9th October 1900 saw the birth in Edinburgh of Alastair Sim, the actor best known for his character and comedy roles.
He was the youngest of Alexander and Isabella Sim's four children. His father was a tailor who owned his own shop on Lothian Road, it is still a shop selling running gear nowadays.To use a suitable phrase for his father, I like the jib of the man, Alexander was one of a group of professional people in Edinburgh who noted the plight of wounded Veterans returning from the front who had little or no prospects of suitable accommodation or employment ahead of them. They founded the Scottish Veterans Garden City Association during the 1st World War and, under the chairmanship of Lord Salvesen, paid for the construction of houses for the use of returning servicemen.
Alexander Sim was offered, but refused, a knighthood.
For a time, the family lived above the shop, but as Alastair entered school, the business picked up enough that they were able to move to a house in Craigleith. Young Alistair was educated at Bruntsfield Primary, James Gillespie's High School and George Heriot's School. He worked for his father then another Edinburgh tailor but showed little aptitude and decided to enter Edinburgh University, studying analytical chemistry, but his further education was cut short when he was called up to the army. After the war he returned home and announced to his parents he was going to take up acting, this wnet down like a lead balloon and there was a falling out, Alistair left the family home and spent a year in the Scottish Highlands with a group of jobbing workers.

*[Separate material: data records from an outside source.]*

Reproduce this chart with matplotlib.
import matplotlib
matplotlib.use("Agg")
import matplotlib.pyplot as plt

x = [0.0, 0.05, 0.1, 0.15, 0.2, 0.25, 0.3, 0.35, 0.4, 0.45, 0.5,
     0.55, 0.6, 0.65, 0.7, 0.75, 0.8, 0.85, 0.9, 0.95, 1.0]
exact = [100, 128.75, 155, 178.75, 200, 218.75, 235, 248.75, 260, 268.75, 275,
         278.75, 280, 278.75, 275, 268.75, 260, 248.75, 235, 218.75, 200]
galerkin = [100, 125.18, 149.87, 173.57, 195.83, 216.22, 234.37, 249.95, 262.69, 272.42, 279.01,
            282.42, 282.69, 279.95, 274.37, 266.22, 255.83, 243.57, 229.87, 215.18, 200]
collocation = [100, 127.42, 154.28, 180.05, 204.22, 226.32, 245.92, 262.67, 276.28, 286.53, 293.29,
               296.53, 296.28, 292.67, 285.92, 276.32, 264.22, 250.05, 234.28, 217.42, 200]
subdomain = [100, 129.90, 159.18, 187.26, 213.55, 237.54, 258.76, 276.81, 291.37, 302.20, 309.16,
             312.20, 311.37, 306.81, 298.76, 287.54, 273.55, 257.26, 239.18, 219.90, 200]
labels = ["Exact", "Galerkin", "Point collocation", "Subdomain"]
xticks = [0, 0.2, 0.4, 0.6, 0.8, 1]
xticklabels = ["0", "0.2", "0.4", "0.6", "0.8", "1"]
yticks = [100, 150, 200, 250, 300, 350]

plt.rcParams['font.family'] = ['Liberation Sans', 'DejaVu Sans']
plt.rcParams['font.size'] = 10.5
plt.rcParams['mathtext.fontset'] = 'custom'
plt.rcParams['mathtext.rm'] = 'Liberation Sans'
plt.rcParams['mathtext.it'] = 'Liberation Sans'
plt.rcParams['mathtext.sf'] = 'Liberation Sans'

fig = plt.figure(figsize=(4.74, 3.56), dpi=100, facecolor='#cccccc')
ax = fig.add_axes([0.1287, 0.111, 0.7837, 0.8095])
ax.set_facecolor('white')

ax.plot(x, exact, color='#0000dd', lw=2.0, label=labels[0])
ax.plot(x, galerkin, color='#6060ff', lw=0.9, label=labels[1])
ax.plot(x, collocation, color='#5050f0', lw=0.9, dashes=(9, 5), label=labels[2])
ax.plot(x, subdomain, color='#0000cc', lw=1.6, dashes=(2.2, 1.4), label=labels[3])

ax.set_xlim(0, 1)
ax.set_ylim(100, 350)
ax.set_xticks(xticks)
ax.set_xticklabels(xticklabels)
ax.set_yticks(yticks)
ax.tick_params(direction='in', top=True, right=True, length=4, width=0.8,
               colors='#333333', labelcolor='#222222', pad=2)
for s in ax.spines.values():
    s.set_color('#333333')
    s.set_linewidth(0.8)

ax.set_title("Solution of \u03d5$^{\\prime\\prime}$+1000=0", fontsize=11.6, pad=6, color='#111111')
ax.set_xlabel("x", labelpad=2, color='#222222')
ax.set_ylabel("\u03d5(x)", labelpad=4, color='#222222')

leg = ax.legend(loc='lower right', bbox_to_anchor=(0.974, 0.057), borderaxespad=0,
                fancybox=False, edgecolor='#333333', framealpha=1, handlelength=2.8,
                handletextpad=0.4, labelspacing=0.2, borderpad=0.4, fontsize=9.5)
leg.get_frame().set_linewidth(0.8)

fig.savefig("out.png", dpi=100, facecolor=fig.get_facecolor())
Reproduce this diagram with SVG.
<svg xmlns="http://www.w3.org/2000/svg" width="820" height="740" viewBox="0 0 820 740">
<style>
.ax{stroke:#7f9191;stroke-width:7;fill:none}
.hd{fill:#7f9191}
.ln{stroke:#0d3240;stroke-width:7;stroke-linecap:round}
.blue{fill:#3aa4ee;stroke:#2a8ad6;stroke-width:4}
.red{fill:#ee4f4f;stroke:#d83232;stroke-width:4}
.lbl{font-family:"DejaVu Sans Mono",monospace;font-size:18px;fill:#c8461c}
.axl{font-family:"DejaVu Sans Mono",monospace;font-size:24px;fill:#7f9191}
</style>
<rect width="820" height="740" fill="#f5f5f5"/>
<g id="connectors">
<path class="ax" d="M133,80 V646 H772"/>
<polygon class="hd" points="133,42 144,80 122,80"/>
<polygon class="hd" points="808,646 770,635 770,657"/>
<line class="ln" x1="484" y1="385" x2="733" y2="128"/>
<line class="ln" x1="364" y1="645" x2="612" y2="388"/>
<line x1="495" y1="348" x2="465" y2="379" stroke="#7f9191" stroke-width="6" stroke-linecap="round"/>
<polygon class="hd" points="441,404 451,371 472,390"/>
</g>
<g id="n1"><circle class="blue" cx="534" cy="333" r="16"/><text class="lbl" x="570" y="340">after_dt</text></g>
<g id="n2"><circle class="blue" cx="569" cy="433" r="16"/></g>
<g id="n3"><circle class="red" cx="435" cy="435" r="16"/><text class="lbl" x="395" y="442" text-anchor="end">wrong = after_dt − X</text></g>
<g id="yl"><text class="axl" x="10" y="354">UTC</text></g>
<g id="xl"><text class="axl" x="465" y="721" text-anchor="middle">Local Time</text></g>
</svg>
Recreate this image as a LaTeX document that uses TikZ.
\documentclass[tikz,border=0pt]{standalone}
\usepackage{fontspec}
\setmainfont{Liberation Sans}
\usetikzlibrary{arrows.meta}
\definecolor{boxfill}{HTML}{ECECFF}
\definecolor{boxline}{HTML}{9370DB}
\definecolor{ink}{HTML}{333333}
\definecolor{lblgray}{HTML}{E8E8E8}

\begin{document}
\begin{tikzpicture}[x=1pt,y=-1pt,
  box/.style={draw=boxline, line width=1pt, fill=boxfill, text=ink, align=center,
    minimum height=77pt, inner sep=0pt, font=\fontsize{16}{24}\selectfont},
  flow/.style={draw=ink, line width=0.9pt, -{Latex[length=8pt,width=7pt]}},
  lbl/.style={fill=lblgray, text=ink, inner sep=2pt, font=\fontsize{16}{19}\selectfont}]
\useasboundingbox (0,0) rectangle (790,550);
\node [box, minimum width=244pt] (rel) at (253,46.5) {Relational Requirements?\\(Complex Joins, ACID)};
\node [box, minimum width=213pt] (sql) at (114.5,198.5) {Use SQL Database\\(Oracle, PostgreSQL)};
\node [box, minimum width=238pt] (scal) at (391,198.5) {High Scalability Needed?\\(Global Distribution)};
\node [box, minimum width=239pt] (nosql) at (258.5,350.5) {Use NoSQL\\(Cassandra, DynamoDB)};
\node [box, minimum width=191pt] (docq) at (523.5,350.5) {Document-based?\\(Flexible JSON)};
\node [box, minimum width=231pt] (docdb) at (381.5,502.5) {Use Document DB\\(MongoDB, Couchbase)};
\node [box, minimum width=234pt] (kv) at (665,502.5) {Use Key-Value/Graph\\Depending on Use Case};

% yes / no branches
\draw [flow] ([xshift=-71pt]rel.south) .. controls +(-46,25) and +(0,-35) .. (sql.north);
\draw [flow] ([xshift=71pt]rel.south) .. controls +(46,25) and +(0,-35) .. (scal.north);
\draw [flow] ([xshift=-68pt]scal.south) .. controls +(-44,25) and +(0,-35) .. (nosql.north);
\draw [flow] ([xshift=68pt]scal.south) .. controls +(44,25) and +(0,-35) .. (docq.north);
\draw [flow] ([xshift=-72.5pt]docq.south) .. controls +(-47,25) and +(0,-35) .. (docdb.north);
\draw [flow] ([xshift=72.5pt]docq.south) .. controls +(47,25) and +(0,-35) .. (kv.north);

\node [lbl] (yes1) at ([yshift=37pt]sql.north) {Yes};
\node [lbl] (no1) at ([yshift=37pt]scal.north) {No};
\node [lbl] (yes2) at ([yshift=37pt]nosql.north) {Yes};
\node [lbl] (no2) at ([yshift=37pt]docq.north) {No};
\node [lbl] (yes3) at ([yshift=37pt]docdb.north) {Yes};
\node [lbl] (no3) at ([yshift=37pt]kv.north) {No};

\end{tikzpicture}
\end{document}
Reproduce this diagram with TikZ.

On returning to Edinburgh Sim took post in the burgh assessor's office. In his spare time, he entered poetry reading classes, winning the gold medal for verse speaking at the Edinburgh Music Festival.This led to him taking a job as a Fulton lecturer in elocution at New College, part of the University of Edinburgh.
Alastair Sim began working as a stage actor in 1930, taking on minor roles. His deep talent was soon discovered, and he was cast as Othello that same year. In 1932, he met and married Naomi Plaskill, his muse and wife for life. The couple had one child, a daughter named Merlith. It wasn't long before Sim moved to films in supporting roles. One of his more memorable characters was that of Detective Sergeant Bingham in the film series Inspector Hornleigh. His on-screen presence was so dominant that he has often been credited with "stealing the scene" from the film's star actors.
Throughout the 1940s, Sim was cast in several lead roles; he starred in the thriller Green for Danger, the comedy The Happiest Days of Your Life and Alfred Hitchcock's Stage Fright, among other major films. One of Sim's better-known portrayals was that of Captain Hook in the production of Peter Pan, a role he reprised six times during his career. In a national cinema poll in 1950, Sim was voted the most popular film actor in Britain.
I think quite a few of us will remember Alastair Sim in a slightly different role to those I have already pointed out, growing up before we had all the TV channels we have now and watching the old black & white films and the classic Belles of St Trinians where he played headmistress Millicent Fritton.
Looking through his other roles, I spotted he played the notorious Dr Knox, not once-but twice. For those who don't know, the doctor of note was a professor of Anatomy at Edinburgh University, he paid Messrs Burke & Hare for fresh cadavers to demonstrate the human anatomy at the University.
I mentioned Alistair's father refusing a knighthood, and it pleases me to tell you he too refused the offer of becoming Sir Alistair Sim in the early 70's.
He died of cancer in August 1976, insisting that his body be used for medical research - and that there should be no memorial service for him. His widow lived until 1999; she published a memoir, Dance and Skylark: Fifty Years with Alastair Sim in 1987. There is a plaque, commemorating Sim's birth, outside the Filmhouse Cinema in Lothian Road, Edinburgh, only a short distance from where he was born above his father's shop.